The density of these segments should be sufficient to convey the general flow of the solution curves across the plane. This collection of line segments constitutes the direction field.

**step5** Drawing the Integral Curve

The final step is to draw the integral curve that passes through the specified point $$(0,1)$$.
First, locate the point $$(0,1)$$ on the sketched direction field.
At this point $$(0,1)$$, we can calculate the slope of the solution directly from the differential equation:
$$\frac{dy}{dx} = x^2 + y = (0)^2 + 1 = 1$$
Notice that the point $$(0,1)$$ lies on the isocline $$y = 1 - x^2$$ (since $$1 = 1 - 0^2$$), which is consistent with the calculated slope of 1.
Starting from $$(0,1)$$, draw a curve that follows the direction indicated by the short line segments in the direction field. The curve should be tangent to the segments it crosses.
* Moving to the right from $$(0,1)$$: As $$x$$ increases, $$x^2$$ increases, and the curve tends to increase its slope, becoming steeper.
* Moving to the left from $$(0,1)$$: As $$x$$ becomes negative, $$x^2$$ still increases from zero, but the isoclines are symmetric about the y-axis. For example, at $$(-1,1)$$, the slope would be $$(-1)^2 + 1 = 2$$.

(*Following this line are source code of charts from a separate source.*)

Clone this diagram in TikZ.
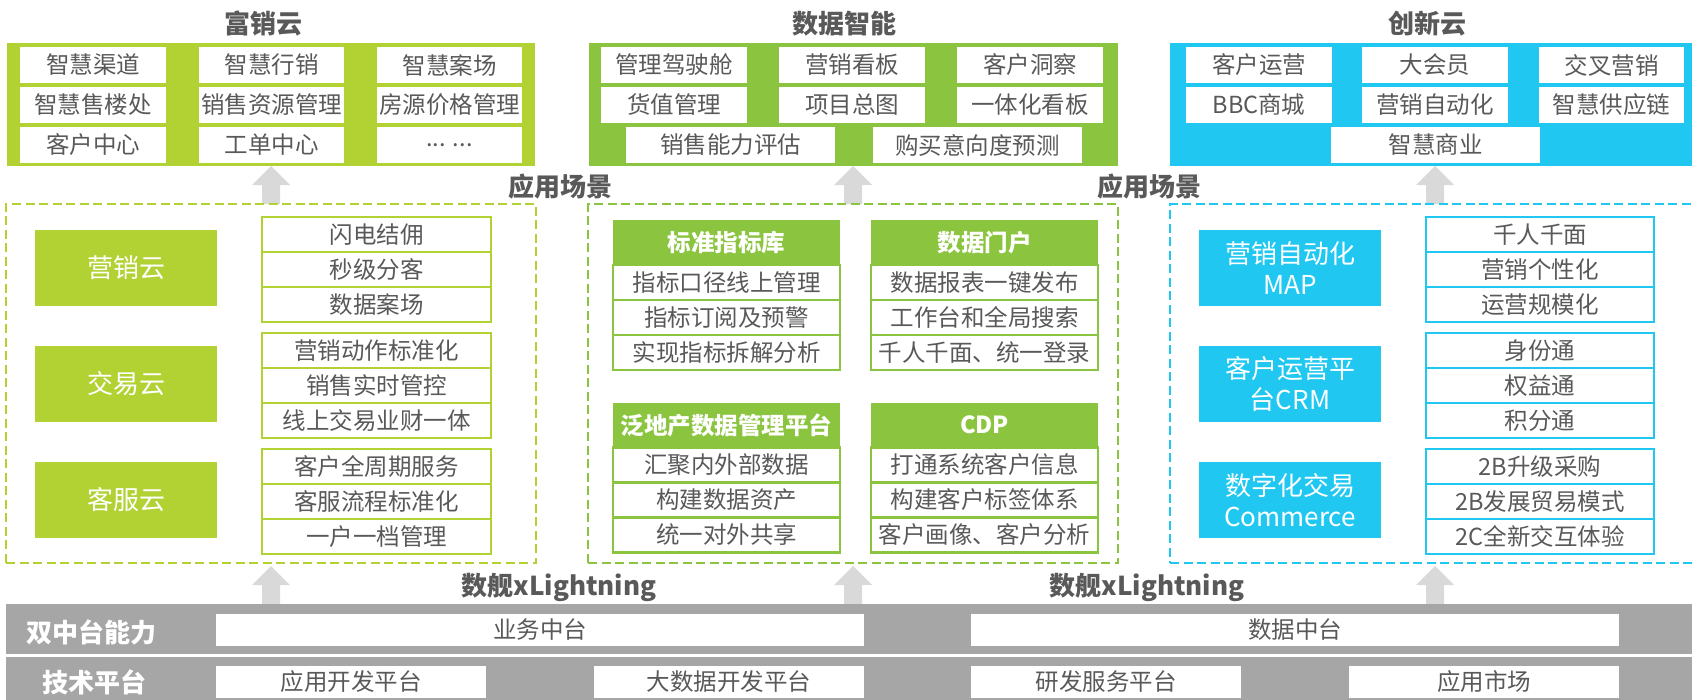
\documentclass[tikz,border=0pt]{standalone}
\usepackage{fontspec}
\setmainfont{Noto Sans CJK SC}
\definecolor{lg}{HTML}{B2D234}
\definecolor{mg}{HTML}{8BC53F}
\definecolor{cy}{HTML}{20C8F1}
\definecolor{gbar}{HTML}{A6A6A6}
\definecolor{agray}{HTML}{D9D9D9}
\definecolor{txt}{HTML}{595959}
\tikzset{
 base/.style={inner sep=0pt, outer sep=0pt},
 itemfont/.style={font=\fontsize{23.5}{26}\selectfont},
 wbox/.style={base, itemfont, text=txt, fill=white, minimum height=36pt},
 fillpanel/.style={base, anchor=north west, fill=#1},
 dpanel/.style={base, anchor=north west, draw=#1, line width=2pt, dash pattern=on 9pt off 4.5pt},
 cloudbox/.style={base, fill=#1, text=white, minimum width=182pt, minimum height=76pt, font=\fontsize{26}{31}\selectfont, align=center},
 itembox/.style={base, itemfont, text=txt, fill=white, draw=#1, line width=2.5pt, minimum height=35pt},
 hdr/.style={base, fill=mg, text=white, font=\fontsize{23.5}{26}\selectfont\bfseries, minimum width=227pt, minimum height=45pt},
 ttl/.style={base, text=txt, font=\fontsize{26}{30}\selectfont\bfseries},
 barlbl/.style={base, text=white, font=\fontsize{26}{30}\selectfont\bfseries},
 barbox/.style={base, itemfont, text=txt, fill=white, minimum height=32pt},
 uparrow/.pic={\fill[agray] (-9,0) -- (-9,-19) -- (-19,-19) -- (0,-38) -- (19,-19) -- (9,-19) -- (9,0) -- cycle;},
}
\begin{document}
\begin{tikzpicture}[x=1pt,y=-1pt]
\useasboundingbox (0,0) rectangle (1692,699);
\clip (0,0) rectangle (1692,699);
\fill[white] (0,0) rectangle (1692,699);

% ---------- titles ----------
\node[ttl] (t1) at (263,24) {富销云};
\node[ttl] (t2) at (844,24) {数据智能};
\node[ttl] (t3) at (1427,24) {创新云};

% ---------- top panels ----------
\node[fillpanel=lg, minimum width=528pt, minimum height=123pt] (p1) at (7,43) {};
\node[fillpanel=mg, minimum width=529pt, minimum height=123pt] (p2) at (589,43) {};
\node[fillpanel=cy, minimum width=540pt, minimum height=123pt] (p3) at (1170,43) {};

% left top boxes
\node[wbox, minimum width=146pt] (a11) at (93,65) {智慧渠道};
\node[wbox, minimum width=145pt] (a12) at (271.5,65) {智慧行销};
\node[wbox, minimum width=145pt] (a13) at (449.5,65) {智慧案场};
\node[wbox, minimum width=146pt] (a21) at (93,105) {智慧售楼处};
\node[wbox, minimum width=145pt] (a22) at (271.5,105) {销售资源管理};
\node[wbox, minimum width=145pt] (a23) at (449.5,105) {房源价格管理};
\node[wbox, minimum width=146pt] (a31) at (93,145) {客户中心};
\node[wbox, minimum width=145pt] (a32) at (271.5,145) {工单中心};
\node[wbox, minimum width=145pt] (a33) at (449.5,145) {... ...};

% middle top boxes
\node[wbox, minimum width=146pt] (b11) at (674,65) {管理驾驶舱};
\node[wbox, minimum width=146pt] (b12) at (852,65) {营销看板};
\node[wbox, minimum width=146pt] (b13) at (1030,65) {客户洞察};
\node[wbox, minimum width=146pt] (b21) at (674,105) {货值管理};
\node[wbox, minimum width=146pt] (b22) at (852,105) {项目总图};
\node[wbox, minimum width=146pt] (b23) at (1030,105) {一体化看板};
\node[wbox, minimum width=209pt] (b31) at (730.5,145) {销售能力评估};
\node[wbox, minimum width=209pt] (b32) at (977.5,145) {购买意向度预测};

% right top boxes
\node[wbox, minimum width=146pt] (c11) at (1259,65) {客户运营};
\node[wbox, minimum width=146pt] (c12) at (1435,65) {大会员};
\node[wbox, minimum width=145pt] (c13) at (1611.5,65) {交叉营销};
\node[wbox, minimum width=146pt] (c21) at (1259,105) {BBC商城};
\node[wbox, minimum width=146pt] (c22) at (1435,105) {营销自动化};
\node[wbox, minimum width=145pt] (c23) at (1611.5,105) {智慧供应链};
\node[wbox, minimum width=209pt] (c31) at (1435.5,145) {智慧商业};

% ---------- labels ----------
\node[ttl] (s1) at (560,187) {应用场景};
\node[ttl] (s2) at (1149,187) {应用场景};
\node[ttl] (x1) at (559,587) {数舰xLightning};
\node[ttl] (x2) at (1147,587) {数舰xLightning};

% ---------- arrows ----------
\pic at (271,204) {uparrow};
\pic at (853,204) {uparrow};
\pic at (1435,204) {uparrow};
\pic at (271,604) {uparrow};
\pic at (853,604) {uparrow};
\pic at (1435,604) {uparrow};

% ---------- dashed panels ----------
\node[dpanel=lg, minimum width=530pt, minimum height=359pt] (d1) at (6,204) {};
\node[dpanel=mg, minimum width=530pt, minimum height=359pt] (d2) at (588,204) {};
\node[dpanel=cy, minimum width=560pt, minimum height=359pt] (d3) at (1170,204) {};

% left clouds
\node[cloudbox=lg] (e1) at (126,268) {营销云};
\node[cloudbox=lg] (e2) at (126,384) {交易云};
\node[cloudbox=lg] (e3) at (126,500) {客服云};
\node[itembox=lg, minimum width=229pt] (e11) at (376.5,234.5) {闪电结佣};
\node[itembox=lg, minimum width=229pt] (e12) at (376.5,269.5) {秒级分客};
\node[itembox=lg, minimum width=229pt] (e13) at (376.5,304.5) {数据案场};
\node[itembox=lg, minimum width=229pt] (e21) at (376.5,350.5) {营销动作标准化};
\node[itembox=lg, minimum width=229pt] (e22) at (376.5,385.5) {销售实时管控};
\node[itembox=lg, minimum width=229pt] (e23) at (376.5,420.5) {线上交易业财一体};
\node[itembox=lg, minimum width=229pt] (e31) at (376.5,466.5) {客户全周期服务};
\node[itembox=lg, minimum width=229pt] (e32) at (376.5,501.5) {客服流程标准化};
\node[itembox=lg, minimum width=229pt] (e33) at (376.5,536.5) {一户一档管理};

% middle
\node[hdr] (f1) at (726.5,242.5) {标准指标库};
\node[itembox=mg, minimum width=227pt] (f11) at (726.5,282.5) {指标口径线上管理};
\node[itembox=mg, minimum width=227pt] (f12) at (726.5,317.5) {指标订阅及预警};
\node[itembox=mg, minimum width=227pt] (f13) at (726.5,352.5) {实现指标拆解分析};
\node[hdr] (g1) at (984.5,242.5) {数据门户};
\node[itembox=mg, minimum width=227pt] (g11) at (984.5,282.5) {数据报表一键发布};
\node[itembox=mg, minimum width=227pt] (g12) at (984.5,317.5) {工作台和全局搜索};
\node[itembox=mg, minimum width=227pt] (g13) at (984.5,352.5) {千人千面、统一登录};
\node[hdr] (h1) at (726.5,425) {泛地产数据管理平台};
\node[itembox=mg, minimum width=227pt] (h11) at (726.5,465) {汇聚内外部数据};
\node[itembox=mg, minimum width=227pt] (h12) at (726.5,500) {构建数据资产};
\node[itembox=mg, minimum width=227pt] (h13) at (726.5,535) {统一对外共享};
\node[hdr] (k1) at (984.5,425) {CDP};
\node[itembox=mg, minimum width=227pt] (k11) at (984.5,465) {打通系统客户信息};
\node[itembox=mg, minimum width=227pt] (k12) at (984.5,500) {构建客户标签体系};
\node[itembox=mg, minimum width=227pt] (k13) at (984.5,535) {客户画像、客户分析};

% right
\node[cloudbox=cy] (m1) at (1290,268) {营销自动化\\MAP};
\node[cloudbox=cy] (m2) at (1290,384) {客户运营平\\台CRM};
\node[cloudbox=cy] (m3) at (1290,500) {数字化交易\\Commerce};
\node[itembox=cy, minimum width=228pt] (m11) at (1540,234.5) {千人千面};
\node[itembox=cy, minimum width=228pt] (m12) at (1540,269.5) {营销个性化};
\node[itembox=cy, minimum width=228pt] (m13) at (1540,304.5) {运营规模化};
\node[itembox=cy, minimum width=228pt] (m21) at (1540,350.5) {身份通};
\node[itembox=cy, minimum width=228pt] (m22) at (1540,385.5) {权益通};
\node[itembox=cy, minimum width=228pt] (m23) at (1540,420.5) {积分通};
\node[itembox=cy, minimum width=228pt] (m31) at (1540,466.5) {2B升级采购};
\node[itembox=cy, minimum width=228pt] (m32) at (1540,501.5) {2B发展贸易模式};
\node[itembox=cy, minimum width=228pt] (m33) at (1540,536.5) {2C全新交互体验};

% ---------- bottom bars ----------
\node[fillpanel=gbar, minimum width=1700pt, minimum height=50pt] (bar1) at (6,604) {};
\node[fillpanel=gbar, minimum width=1700pt, minimum height=45pt] (bar2) at (6,657) {};
\node[barlbl] (l1) at (91,632) {双中台能力};
\node[barlbl] (l2) at (94,682) {技术平台};
\node[barbox, minimum width=648pt] (n1) at (540,630) {业务中台};
\node[barbox, minimum width=648pt] (n2) at (1295,630) {数据中台};
\node[barbox, minimum width=270pt] (q1) at (351,682) {应用开发平台};
\node[barbox, minimum width=270pt] (q2) at (729,682) {大数据开发平台};
\node[barbox, minimum width=270pt] (q3) at (1106,682) {研发服务平台};
\node[barbox, minimum width=270pt] (q4) at (1484,682) {应用市场};
\end{tikzpicture}
\end{document}
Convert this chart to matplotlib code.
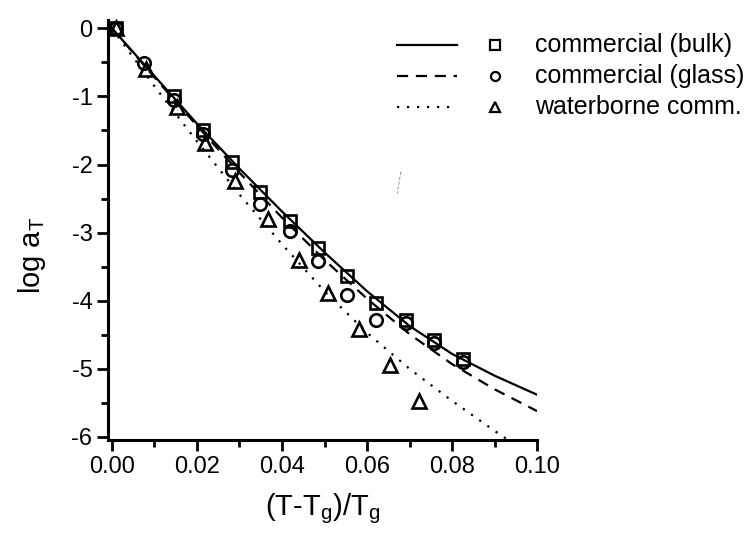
# coding: utf-8

"""Shift factors log aT versus the reduced temperature (T-Tg)/Tg for the
three commercial samples, with their fitted curves."""

from matplotlib import pyplot as plt
from matplotlib.lines import Line2D

bulk_x = [0.0009, 0.0145, 0.0213, 0.0282, 0.0349, 0.0418, 0.0485, 0.0553,
          0.0622, 0.0691, 0.0758, 0.0825]
bulk_y = [0.0, -1.00, -1.49, -1.96, -2.40, -2.83, -3.23, -3.64, -4.04, -4.28,
          -4.57, -4.85]

glass_x = [0.0009, 0.0076, 0.0145, 0.0213, 0.0282, 0.0349, 0.0418, 0.0485,
           0.0553, 0.0622, 0.0691, 0.0758, 0.0825]
glass_y = [0.0, -0.51, -1.05, -1.55, -2.08, -2.58, -2.97, -3.41, -3.91, -4.28,
           -4.33, -4.62, -4.90]

water_x = [0.0009, 0.0080, 0.0153, 0.0218, 0.0290, 0.0367, 0.0440, 0.0509,
           0.0580, 0.0653, 0.0722]
water_y = [0.0, -0.59, -1.16, -1.68, -2.24, -2.80, -3.40, -3.88, -4.42, -4.94,
           -5.47]

# Fitted curves
fit_x = [0.0, 0.01, 0.02, 0.03, 0.04, 0.05, 0.06, 0.07, 0.08, 0.09, 0.10]
bulk_fit = [0.0, -0.70, -1.40, -2.06, -2.69, -3.29, -3.86, -4.37, -4.78, -5.10,
            -5.38]
glass_fit = [0.0, -0.72, -1.43, -2.12, -2.78, -3.40, -3.97, -4.49, -4.93,
             -5.30, -5.62]
water_fit_x = [0.0, 0.01, 0.02, 0.03, 0.04, 0.05, 0.06, 0.07, 0.08, 0.09,
               0.095]
water_fit = [0.0, -0.85, -1.66, -2.44, -3.17, -3.86, -4.47, -5.00, -5.47,
             -5.91, -6.12]

labels = ['commercial (bulk)', 'commercial (glass)', 'waterborne comm.']
x_ticks = [0.00, 0.02, 0.04, 0.06, 0.08, 0.10]
y_ticks = [0, -1, -2, -3, -4, -5, -6]

plt.rcParams['font.family'] = ['Liberation Sans', 'DejaVu Sans']
plt.rcParams['axes.unicode_minus'] = False

fig = plt.figure(figsize=(7.48, 5.45), dpi=100)
ax = fig.add_axes([0.144, 0.192, 0.574, 0.771])

# Curves
ax.plot(fit_x, bulk_fit, color='black', lw=1.6, ls='-')
ax.plot(fit_x, glass_fit, color='black', lw=1.6, ls=(0, (5, 3.5)))
ax.plot(water_fit_x, water_fit, color='black', lw=1.6, ls=(0, (1, 3.5)))

# Measured points
marker_style = dict(ls='none', mfc='none', mec='black', mew=1.9, clip_on=False)
ax.plot(bulk_x, bulk_y, marker='s', ms=8.5, **marker_style)
ax.plot(glass_x, glass_y, marker='o', ms=9, **marker_style)
ax.plot(water_x, water_y, marker='^', ms=10.5, **marker_style)

ax.set_xlim(-0.001, 0.10)
ax.set_ylim(-6.05, 0.12)
ax.set_xticks(x_ticks)
ax.set_xticklabels([f'{t:.2f}' for t in x_ticks])
ax.set_yticks(y_ticks)
ax.set_yticklabels([str(t) for t in y_ticks])
ax.set_xticks([0.01, 0.03, 0.05, 0.07, 0.09], minor=True)
ax.set_yticks([-0.5, -1.5, -2.5, -3.5, -4.5, -5.5], minor=True)

for side in ('top', 'right'):
  ax.spines[side].set_visible(False)
for side in ('left', 'bottom'):
  ax.spines[side].set_linewidth(2.2)
ax.tick_params(which='major', direction='out', length=8, width=2,
               labelsize=17, pad=3)
ax.tick_params(which='minor', direction='out', length=5, width=2)

ax.set_xlabel('(T-T$_\\mathregular{g}$)/T$_\\mathregular{g}$', fontsize=21,
              labelpad=10)
ax.set_ylabel('log a$_\\mathregular{T}$', fontsize=21)
ax.yaxis.set_label_coords(-0.14, 0.44)

# Legend drawn by hand: line sample, marker, then text
line_styles = ['-', (0, (5, 3.5)), (0, (1, 3.5))]
markers = ['s', 'o', '^']
rows_y = [0.918, 0.861, 0.804]
for style, marker, label, y in zip(line_styles, markers, labels, rows_y):
  fig.add_artist(Line2D([0.531, 0.611], [y, y], color='black', lw=1.6,
                        ls=style))
  fig.add_artist(Line2D([0.662], [y], marker=marker, ms=6.5, mfc='none',
                        mec='black', mew=1.6))
  fig.text(0.715, y, label, fontsize=18, va='center', ha='left')

# Stray mark from the scan
fig.add_artist(Line2D([0.536, 0.531], [0.685, 0.645], color='gray', lw=0.6,
                      ls=(0, (4, 2))))

plt.savefig('out.png', dpi=100)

The integral curve will flow from lower-left to upper-right, continuously adjusting its steepness according to the local slopes indicated by the direction field. It should pass smoothly through $$(0,1)$$ with a slope of 1 at that exact point. The curve will generally turn upwards as $$x$$ moves away from zero in either direction, because the $$x^2$$ term causes the slope to increase significantly for larger absolute values of $$x$$.